Design/methodology/approach
Using a telling case from an interactional ethnography, this paper illustrates how through their language-in-use teachers and facilitators can productively resolve conflicts that, if left unaddressed, can prevent teachers from acting on their professional learning.
Findings
A set of discursive moves – flagging, naming, soliciting and processing – provide a toolkit for surfacing and successfully resolving conflict in PD interactions.
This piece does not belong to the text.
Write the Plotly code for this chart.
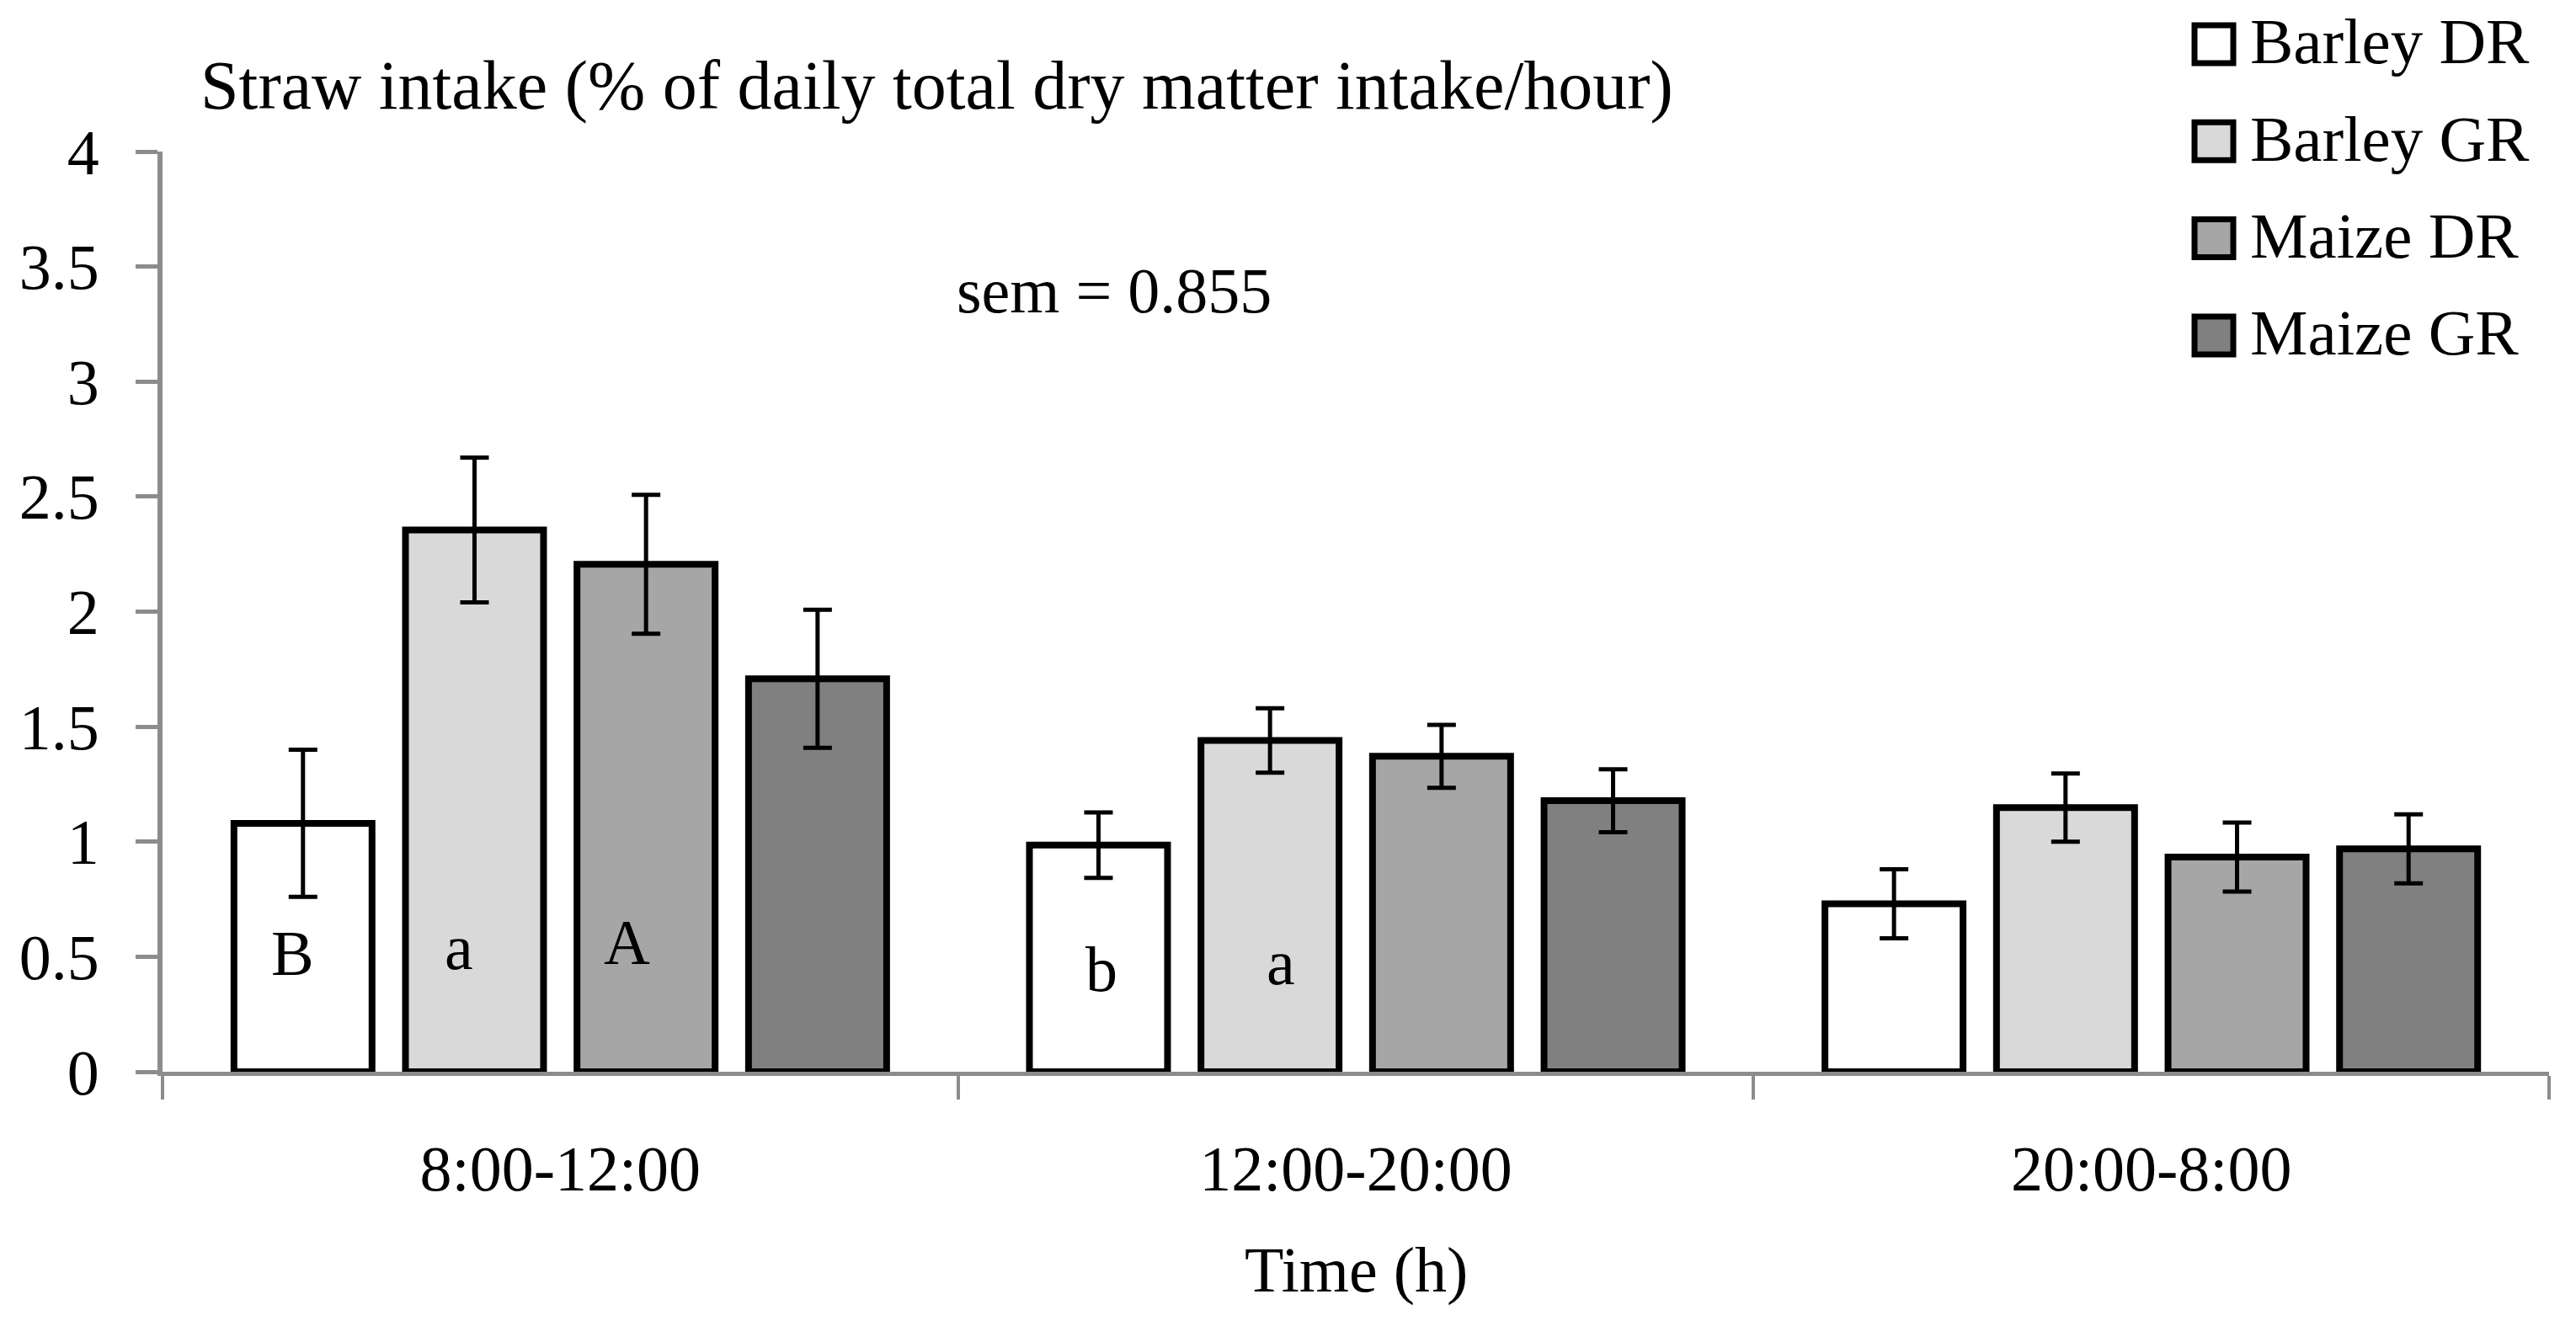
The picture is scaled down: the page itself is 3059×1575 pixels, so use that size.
import plotly.graph_objects as go

# ---------------- data ----------------
categories = ["8:00-12:00", "12:00-20:00", "20:00-8:00"]
series_names = ["Barley DR", "Barley GR", "Maize DR", "Maize GR"]

barley_dr = [1.08, 0.985, 0.73]
barley_gr = [2.355, 1.44, 1.148]
maize_dr = [2.206, 1.371, 0.933]
maize_gr = [1.708, 1.178, 0.969]

barley_dr_err = [0.32, 0.142, 0.15]
barley_gr_err = [0.315, 0.14, 0.148]
maize_dr_err = [0.302, 0.137, 0.15]
maize_gr_err = [0.30, 0.137, 0.15]

series_colors = ["#FFFFFF", "#D9D9D9", "#A6A6A6", "#808080"]

y_tick_values = [0, 0.5, 1, 1.5, 2, 2.5, 3, 3.5, 4]
y_tick_labels = ["0", "0.5", "1", "1.5", "2", "2.5", "3", "3.5", "4"]

# significance letters
letter_series = [0, 1, 2, 0, 1]
letter_category = [0, 0, 0, 1, 1]
letter_text = ["B", "a", "A", "b", "a"]
letter_y = [0.515, 0.540, 0.562, 0.445, 0.475]
letter_dx = [-12, -18, -23, 4, 13]

title_text = "Straw intake (% of daily total dry matter intake/hour)"
x_title = "Time (h)"
sem_text = "sem = 0.855"

# ---------------- layout constants ----------------
W, H = 3059, 1575
ML, MR, MT, MB = 193, 32, 180, 302
PW = W - ML - MR
PH = H - MT - MB
FONT = "Liberation Serif"
FS = 76
TITLE_FS = 82
AXIS_GRAY = "#8C8C8C"
BARGAP = 0.1375
BARGROUPGAP = 0.195

values = [barley_dr, barley_gr, maize_dr, maize_gr]
errors = [barley_dr_err, barley_gr_err, maize_dr_err, maize_gr_err]

fig = go.Figure()
for name, vals, errs, col in zip(series_names, values, errors, series_colors):
    fig.add_trace(go.Bar(
        name=name, x=categories, y=vals,
        marker=dict(color=col, line=dict(color="black", width=8)),
        error_y=dict(type="data", array=errs, visible=True,
                     color="black", thickness=5, width=17),
        showlegend=False,
    ))


def px_to_paper_x(px):
    return (px - ML) / PW


def px_to_paper_y(py):
    return (H - MB - py) / PH


annotations = []
annotations.append(dict(text=title_text, xref="paper", yref="paper",
                        x=px_to_paper_x(236), y=px_to_paper_y(102),
                        xanchor="left", yanchor="middle", showarrow=False,
                        font=dict(family=FONT, size=TITLE_FS, color="black")))
annotations.append(dict(text=x_title, xref="paper", yref="paper",
                        x=0.5, y=px_to_paper_y(1508),
                        xanchor="center", yanchor="middle", showarrow=False,
                        font=dict(family=FONT, size=FS, color="black")))
annotations.append(dict(text=sem_text, xref="x", yref="y",
                        x=0.696, y=3.395,
                        xanchor="center", yanchor="middle", showarrow=False,
                        font=dict(family=FONT, size=FS, color="black")))

cat_px = PW / len(categories)
slot_px = cat_px * (1 - BARGAP) / len(series_names)
for s, c, t, yv, dx in zip(letter_series, letter_category, letter_text, letter_y, letter_dx):
    annotations.append(dict(text=t, xref="x", yref="y", x=c, y=yv,
                            xshift=(s - (len(series_names) - 1) / 2) * slot_px + dx,
                            xanchor="center", yanchor="middle", showarrow=False,
                            font=dict(family=FONT, size=FS, color="black")))

# manual legend with large swatches
shapes = []
LEG_BOX_L, LEG_BOX_R = 2606, 2652
LEG_TOP0, LEG_STEP, LEG_BOX = 30, 115.3, 45
LEG_TEXT_X = 2670
for i, (name, col) in enumerate(zip(series_names, series_colors)):
    top = LEG_TOP0 + i * LEG_STEP
    shapes.append(dict(type="rect", xref="paper", yref="paper",
                       x0=px_to_paper_x(LEG_BOX_L), x1=px_to_paper_x(LEG_BOX_R),
                       y0=px_to_paper_y(top), y1=px_to_paper_y(top + LEG_BOX),
                       fillcolor=col, line=dict(color="black", width=7)))
    annotations.append(dict(text=name, xref="paper", yref="paper",
                            x=px_to_paper_x(LEG_TEXT_X), y=px_to_paper_y(top + LEG_BOX / 2 - 3),
                            xanchor="left", yanchor="middle", showarrow=False,
                            font=dict(family=FONT, size=FS + 1, color="black")))

fig.update_layout(
    width=W, height=H,
    margin=dict(l=ML, r=MR, t=MT, b=MB, autoexpand=False),
    paper_bgcolor="white", plot_bgcolor="white",
    barmode="group", bargap=BARGAP, bargroupgap=BARGROUPGAP,
    font=dict(family=FONT, size=FS, color="black"),
    annotations=annotations, shapes=shapes,
    showlegend=False,
    xaxis=dict(
        type="category", range=[-0.5, len(categories) - 0.5],
        showline=True, linecolor=AXIS_GRAY, linewidth=5,
        ticks="outside", tickson="boundaries", ticklen=28, tickwidth=4,
        tickcolor=AXIS_GRAY, showgrid=False, zeroline=False,
        tickfont=dict(family=FONT, size=FS, color="black"),
        ticklabelstandoff=45, automargin=False,
    ),
    yaxis=dict(
        range=[0, 4], tickvals=y_tick_values, ticktext=y_tick_labels,
        showline=True, linecolor=AXIS_GRAY, linewidth=6,
        ticks="outside", ticklen=26, tickwidth=5, tickcolor=AXIS_GRAY,
        showgrid=False, zeroline=False,
        tickfont=dict(family=FONT, size=FS, color="black"),
        ticklabelstandoff=28, automargin=False,
    ),
)

fig.write_html("out.html")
Research limitations/implications
These moves offer a way of prioritizing the importance of teacher–facilitator relationships in future research aimed at addressing the longstanding conundrum of how best to support English teachers’ ongoing professional learning.
Practical implications
Teaching facilitators and teachers how to collaboratively address inevitable conflicts offers a needed intervention in supporting both teacher and facilitator learning.
Originality/value
Previous research has affirmed that facilitators, like teachers, need support for navigating the complexity of professional learning interactions. This paper offers a language for uncovering why teacher–facilitator interactions can be so challenging for teachers and facilitators as well as ways of responding productively in-the-moment. It contributes to a more capacious understanding of how these relationships shape diverse English teacher learning.